◆ Your task
Output every line exactly as written. Leave out pictures.

◆ Supplied data
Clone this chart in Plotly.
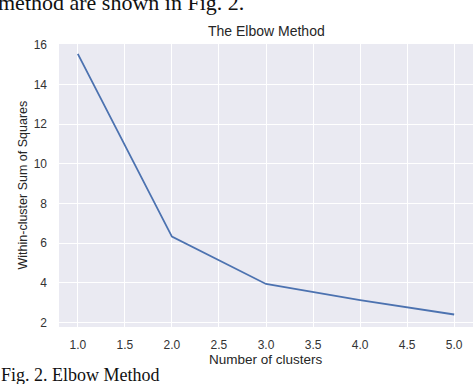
import plotly.graph_objects as go

clusters = [1, 2, 3, 4, 5]
wcss = [15.55, 6.33, 3.94, 3.13, 2.40]
x_ticks = [1.0, 1.5, 2.0, 2.5, 3.0, 3.5, 4.0, 4.5, 5.0]
y_ticks = [2, 4, 6, 8, 10, 12, 14, 16]

fig = go.Figure()
fig.add_trace(go.Scatter(x=clusters, y=wcss, mode="lines",
                         line=dict(color="#4c72b0", width=1.8)))

W, H = 474, 384
L, R, T, B = 59, 1, 44, 57
tick_font = dict(family="Liberation Sans, Arial, sans-serif", size=12, color="#333333")

fig.update_layout(
    width=W, height=H, autosize=False,
    margin=dict(l=L, r=R, t=T, b=B, autoexpand=False),
    paper_bgcolor="white", plot_bgcolor="#eaeaf2",
    showlegend=False,
    xaxis=dict(range=[0.8, 5.2], tickvals=x_ticks,
               ticktext=[f"{v:.1f}" for v in x_ticks],
               showgrid=True, gridcolor="white", gridwidth=1.2,
               zeroline=False, showline=False, ticks="",
               tickfont=tick_font, ticklabelstandoff=9, automargin=False),
    yaxis=dict(range=[1.77, 16.05], tickvals=y_ticks,
               showgrid=True, gridcolor="white", gridwidth=1.2,
               zeroline=False, showline=False, ticks="",
               tickfont=tick_font, ticklabelstandoff=11, automargin=False),
    annotations=[
        dict(text="The Elbow Method", xref="paper", yref="paper", x=0.5, y=1,
             yshift=13, showarrow=False, xanchor="center", yanchor="middle",
             font=dict(family="Liberation Sans, Arial, sans-serif", size=14, color="#262626")),
        dict(text="Number of clusters", xref="paper", yref="paper", x=0.5, y=0,
             yshift=-32, showarrow=False, xanchor="center", yanchor="middle",
             font=dict(family="Liberation Sans, Arial, sans-serif", size=13.5, color="#262626")),
        dict(text="Within-cluster Sum of Squares", xref="paper", yref="paper", x=0, y=0.5,
             xshift=-37, showarrow=False, xanchor="center", yanchor="middle", textangle=-90,
             font=dict(family="Liberation Sans, Arial, sans-serif", size=12.5, color="#262626")),
        dict(text="method are shown in Fig. 2.", xref="paper", yref="paper", x=0, y=1,
             xshift=-L - 4, yshift=T - 2, showarrow=False, xanchor="left", yanchor="middle",
             font=dict(family="Liberation Serif, Times New Roman, serif", size=22, color="#111111")),
        dict(text="Fig. 2. Elbow Method", xref="paper", yref="paper", x=0, y=0,
             xshift=-L - 1, yshift=-48, showarrow=False, xanchor="left", yanchor="middle",
             font=dict(family="Liberation Serif, Times New Roman, serif", size=18, color="#111111")),
    ],
)

fig.write_html("out.html", config={"displayModeBar": False},
               post_script="document.body.style.margin='0';document.body.style.padding='0';document.body.style.overflow='hidden';")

◆ Correct result
Clone this chart in Plotly.
import plotly.graph_objects as go

clusters = [1, 2, 3, 4, 5]
wcss = [15.55, 6.33, 3.94, 3.13, 2.40]
x_ticks = [1.0, 1.5, 2.0, 2.5, 3.0, 3.5, 4.0, 4.5, 5.0]
y_ticks = [2, 4, 6, 8, 10, 12, 14, 16]

fig = go.Figure()
fig.add_trace(go.Scatter(x=clusters, y=wcss, mode="lines",
                         line=dict(color="#4c72b0", width=1.8)))

W, H = 474, 384
L, R, T, B = 59, 1, 44, 57
tick_font = dict(family="Liberation Sans, Arial, sans-serif", size=12, color="#333333")

fig.update_layout(
    width=W, height=H, autosize=False,
    margin=dict(l=L, r=R, t=T, b=B, autoexpand=False),
    paper_bgcolor="white", plot_bgcolor="#eaeaf2",
    showlegend=False,
    xaxis=dict(range=[0.8, 5.2], tickvals=x_ticks,
               ticktext=[f"{v:.1f}" for v in x_ticks],
               showgrid=True, gridcolor="white", gridwidth=1.2,
               zeroline=False, showline=False, ticks="",
               tickfont=tick_font, ticklabelstandoff=9, automargin=False),
    yaxis=dict(range=[1.77, 16.05], tickvals=y_ticks,
               showgrid=True, gridcolor="white", gridwidth=1.2,
               zeroline=False, showline=False, ticks="",
               tickfont=tick_font, ticklabelstandoff=11, automargin=False),
    annotations=[
        dict(text="The Elbow Method", xref="paper", yref="paper", x=0.5, y=1,
             yshift=13, showarrow=False, xanchor="center", yanchor="middle",
             font=dict(family="Liberation Sans, Arial, sans-serif", size=14, color="#262626")),
        dict(text="Number of clusters", xref="paper", yref="paper", x=0.5, y=0,
             yshift=-32, showarrow=False, xanchor="center", yanchor="middle",
             font=dict(family="Liberation Sans, Arial, sans-serif", size=13.5, color="#262626")),
        dict(text="Within-cluster Sum of Squares", xref="paper", yref="paper", x=0, y=0.5,
             xshift=-37, showarrow=False, xanchor="center", yanchor="middle", textangle=-90,
             font=dict(family="Liberation Sans, Arial, sans-serif", size=12.5, color="#262626")),
        dict(text="method are shown in Fig. 2.", xref="paper", yref="paper", x=0, y=1,
             xshift=-L - 4, yshift=T - 2, showarrow=False, xanchor="left", yanchor="middle",
             font=dict(family="Liberation Serif, Times New Roman, serif", size=22, color="#111111")),
        dict(text="Fig. 2. Elbow Method", xref="paper", yref="paper", x=0, y=0,
             xshift=-L - 1, yshift=-48, showarrow=False, xanchor="left", yanchor="middle",
             font=dict(family="Liberation Serif, Times New Roman, serif", size=18, color="#111111")),
    ],
)

fig.write_html("out.html", config={"displayModeBar": False},
               post_script="document.body.style.margin='0';document.body.style.padding='0';document.body.style.overflow='hidden';")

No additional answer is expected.